Lunedì, Mario Monti sottoporrà al Consiglio dei ministri il pacchetto di misure draconiane necessarie per dare a istituzioni europee e investitori garanzie di solvenza relative al nostro debito pubblico. Tale pacchetto, successivamente, dovrà esser fatto digerire a tutte le parti coinvolte. In particolare, a lavoratori e pensionati. Praticamente, la maggior parte della popolazione. Tra le misure che maggiormente infuocheranno il dibattito, quelle relative alle pensioni. Secondo una delle ultime ipotesi, occorrerà legare le pensioni di anzianità (almeno 40 di contributi per andare in pensione a prescindere dall’età) alla cosiddetta “quota 100”. Ovvero, la somma tra l’età contributiva e quella anagrafica, deve dare almeno una tele somma. «Credo che vada fatto un intervento il cui l’obiettivo sia l’innalzamento graduale dell’età pensionabile e l’eliminazione del criterio dell’anzianità vada fatto», commenta, interpellato da ilSussidiario.net il senatore del Partito democratico Tiziano Treu.

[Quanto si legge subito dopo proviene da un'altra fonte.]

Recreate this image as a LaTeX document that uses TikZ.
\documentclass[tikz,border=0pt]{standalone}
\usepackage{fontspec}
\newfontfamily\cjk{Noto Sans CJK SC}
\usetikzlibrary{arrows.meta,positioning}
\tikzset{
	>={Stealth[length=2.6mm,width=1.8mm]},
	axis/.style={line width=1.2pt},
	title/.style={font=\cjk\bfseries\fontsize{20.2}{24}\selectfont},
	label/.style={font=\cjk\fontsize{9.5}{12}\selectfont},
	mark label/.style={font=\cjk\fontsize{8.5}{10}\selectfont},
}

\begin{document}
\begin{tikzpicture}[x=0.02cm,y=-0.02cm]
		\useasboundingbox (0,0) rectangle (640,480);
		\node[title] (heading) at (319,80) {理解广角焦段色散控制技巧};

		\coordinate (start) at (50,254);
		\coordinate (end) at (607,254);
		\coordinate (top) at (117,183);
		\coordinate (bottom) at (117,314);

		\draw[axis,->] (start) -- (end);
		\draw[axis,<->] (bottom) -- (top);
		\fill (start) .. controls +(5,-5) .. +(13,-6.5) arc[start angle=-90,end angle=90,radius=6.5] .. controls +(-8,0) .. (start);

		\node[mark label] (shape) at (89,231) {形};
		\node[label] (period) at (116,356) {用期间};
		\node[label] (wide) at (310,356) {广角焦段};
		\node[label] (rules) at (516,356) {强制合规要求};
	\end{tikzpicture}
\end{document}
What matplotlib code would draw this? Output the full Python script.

«Tale innalzamento – continua Treu -, come ha detto a suo tempo anche il ministro Fornero, dovrà essere reso flessibile entro una fascia compresa tra i 62-63 e i 70 anni. All’interno di questo range,  chi andrà in pensione prima avrà dei disincentivi, chi più tardi, degli incentivi, a seconda dei criteri e dei coefficienti contenuti nelle tabelle attuariali». Se una proposta del genere venisse attuata, in pochi anni le pensioni di anzianità, nell’immediato sarebbero disincentivate e, col tempo, sparirebbero definitivamente. Resta il problema, tuttavia, di quei pensionandi che hanno iniziato a lavorare in giovane età; e che, pur avendo meno di 60 anni, hanno maturato 40 anni di contributi svolgendo dei lavori che difficilmente potrebbero continuare ancora per molti anni.



«Ci sono, effettivamente, delle persone, figlie di un’economia passata, che hanno iniziato a lavorare molto presto, a 15-16 anni. Sono, in realtà, ormai poche decine di migliaia. Sta di fatto che, per loro, specie se hanno svolto lavori usuranti, va fatto un discorso a parte». Per quanto riguarda il blocco dell’adeguamento delle pensioni già erogate all’inflazione, Treu sottolinea che «si tratta, per il momento, anche in questo caso, di indiscrezioni». Ma laddove si rivelassero confermate, il senatore non ha dubbi: «sarebbe una misura assolutamente sbagliata per le pensioni basse. Fermare l’adeguamento all’inflazione di un assegno che già di per sé non è sufficiente sarebbe un ingiustizia. Dal momento che Monti ha detto che occorre rigore ma anche equità, sarebbe un controsenso. L’unica strada percorribile, eventualmente, è quella del blocco dell’adeguamento per le pensioni alte».



Altro capitolo all’esame del governo Monti, le pensioni femminili. «La logica contributiva, con la fascia flessibile 63-70 anni, deve valere sia per gli uomini che per le donne». Ma con una differenza: «Dovranno poter beneficiare di un anno di bonus per ciascun figlio, laddove la donna ritenga di averne bisogno per dedicarsi alle proprie esigenze di cura. Questo eliminerebbe le discriminazioni di genere, pur nel riconoscimento delle differenze».